--- START ---

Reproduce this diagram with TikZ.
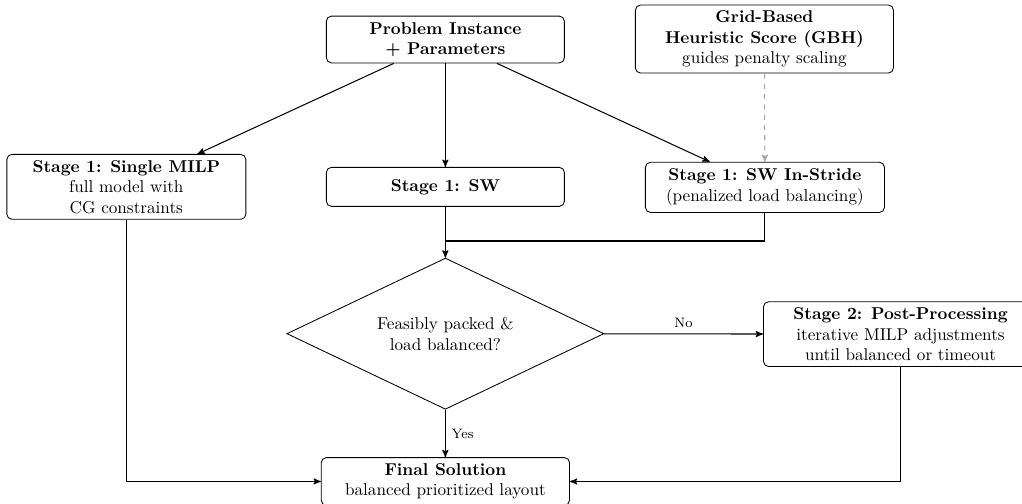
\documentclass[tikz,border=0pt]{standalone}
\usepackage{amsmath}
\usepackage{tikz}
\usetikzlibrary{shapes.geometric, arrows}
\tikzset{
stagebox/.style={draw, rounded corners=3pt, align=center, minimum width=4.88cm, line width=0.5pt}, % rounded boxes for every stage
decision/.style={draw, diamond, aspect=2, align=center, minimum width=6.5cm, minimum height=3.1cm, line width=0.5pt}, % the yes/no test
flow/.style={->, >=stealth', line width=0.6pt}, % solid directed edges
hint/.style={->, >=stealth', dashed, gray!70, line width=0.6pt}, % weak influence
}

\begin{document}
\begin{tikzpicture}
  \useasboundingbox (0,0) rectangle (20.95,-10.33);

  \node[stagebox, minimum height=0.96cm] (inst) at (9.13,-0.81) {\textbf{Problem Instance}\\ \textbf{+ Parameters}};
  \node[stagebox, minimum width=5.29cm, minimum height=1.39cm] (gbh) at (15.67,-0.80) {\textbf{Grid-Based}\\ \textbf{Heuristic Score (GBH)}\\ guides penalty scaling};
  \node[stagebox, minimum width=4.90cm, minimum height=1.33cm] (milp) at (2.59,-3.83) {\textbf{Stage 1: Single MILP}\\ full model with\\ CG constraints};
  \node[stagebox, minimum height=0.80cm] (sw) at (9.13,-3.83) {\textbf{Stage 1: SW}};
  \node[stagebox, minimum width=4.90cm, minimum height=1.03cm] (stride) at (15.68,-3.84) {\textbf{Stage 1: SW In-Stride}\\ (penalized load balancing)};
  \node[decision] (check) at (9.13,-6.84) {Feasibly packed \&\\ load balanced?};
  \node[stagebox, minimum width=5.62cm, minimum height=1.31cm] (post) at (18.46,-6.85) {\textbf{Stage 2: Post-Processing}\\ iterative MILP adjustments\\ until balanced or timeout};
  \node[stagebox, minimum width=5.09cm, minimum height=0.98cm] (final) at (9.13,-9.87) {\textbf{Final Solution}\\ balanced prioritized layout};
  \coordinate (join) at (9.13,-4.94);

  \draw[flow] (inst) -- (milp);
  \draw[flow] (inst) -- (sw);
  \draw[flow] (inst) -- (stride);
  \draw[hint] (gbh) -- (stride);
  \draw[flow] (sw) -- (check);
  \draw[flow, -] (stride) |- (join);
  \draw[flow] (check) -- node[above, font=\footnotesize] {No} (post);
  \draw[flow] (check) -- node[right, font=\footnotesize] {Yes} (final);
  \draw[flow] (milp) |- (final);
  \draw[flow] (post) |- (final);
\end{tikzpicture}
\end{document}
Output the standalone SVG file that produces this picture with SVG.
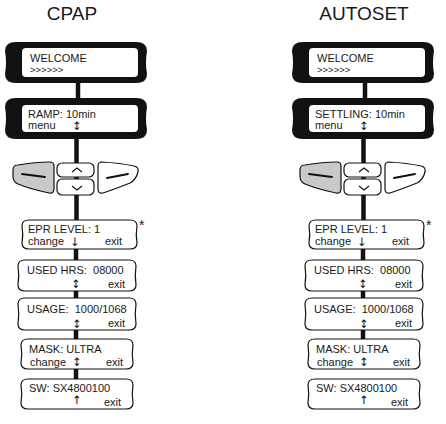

--- END ---

• EXERCISE BRIEF:
Quote every entry exactly, with the pictures omitted.

• TASK SOLUTION:
Reproduce this diagram with TikZ.
\documentclass[tikz,border=0pt]{standalone}
\usepackage{amsmath}
\usepackage{tikz}
\usetikzlibrary{shapes.geometric, arrows}
\tikzset{
stagebox/.style={draw, rounded corners=3pt, align=center, minimum width=4.88cm, line width=0.5pt}, % rounded boxes for every stage
decision/.style={draw, diamond, aspect=2, align=center, minimum width=6.5cm, minimum height=3.1cm, line width=0.5pt}, % the yes/no test
flow/.style={->, >=stealth', line width=0.6pt}, % solid directed edges
hint/.style={->, >=stealth', dashed, gray!70, line width=0.6pt}, % weak influence
}

\begin{document}
\begin{tikzpicture}
  \useasboundingbox (0,0) rectangle (20.95,-10.33);

  \node[stagebox, minimum height=0.96cm] (inst) at (9.13,-0.81) {\textbf{Problem Instance}\\ \textbf{+ Parameters}};
  \node[stagebox, minimum width=5.29cm, minimum height=1.39cm] (gbh) at (15.67,-0.80) {\textbf{Grid-Based}\\ \textbf{Heuristic Score (GBH)}\\ guides penalty scaling};
  \node[stagebox, minimum width=4.90cm, minimum height=1.33cm] (milp) at (2.59,-3.83) {\textbf{Stage 1: Single MILP}\\ full model with\\ CG constraints};
  \node[stagebox, minimum height=0.80cm] (sw) at (9.13,-3.83) {\textbf{Stage 1: SW}};
  \node[stagebox, minimum width=4.90cm, minimum height=1.03cm] (stride) at (15.68,-3.84) {\textbf{Stage 1: SW In-Stride}\\ (penalized load balancing)};
  \node[decision] (check) at (9.13,-6.84) {Feasibly packed \&\\ load balanced?};
  \node[stagebox, minimum width=5.62cm, minimum height=1.31cm] (post) at (18.46,-6.85) {\textbf{Stage 2: Post-Processing}\\ iterative MILP adjustments\\ until balanced or timeout};
  \node[stagebox, minimum width=5.09cm, minimum height=0.98cm] (final) at (9.13,-9.87) {\textbf{Final Solution}\\ balanced prioritized layout};
  \coordinate (join) at (9.13,-4.94);

  \draw[flow] (inst) -- (milp);
  \draw[flow] (inst) -- (sw);
  \draw[flow] (inst) -- (stride);
  \draw[hint] (gbh) -- (stride);
  \draw[flow] (sw) -- (check);
  \draw[flow, -] (stride) |- (join);
  \draw[flow] (check) -- node[above, font=\footnotesize] {No} (post);
  \draw[flow] (check) -- node[right, font=\footnotesize] {Yes} (final);
  \draw[flow] (milp) |- (final);
  \draw[flow] (post) |- (final);
\end{tikzpicture}
\end{document}
Output the standalone SVG file that produces this picture with SVG.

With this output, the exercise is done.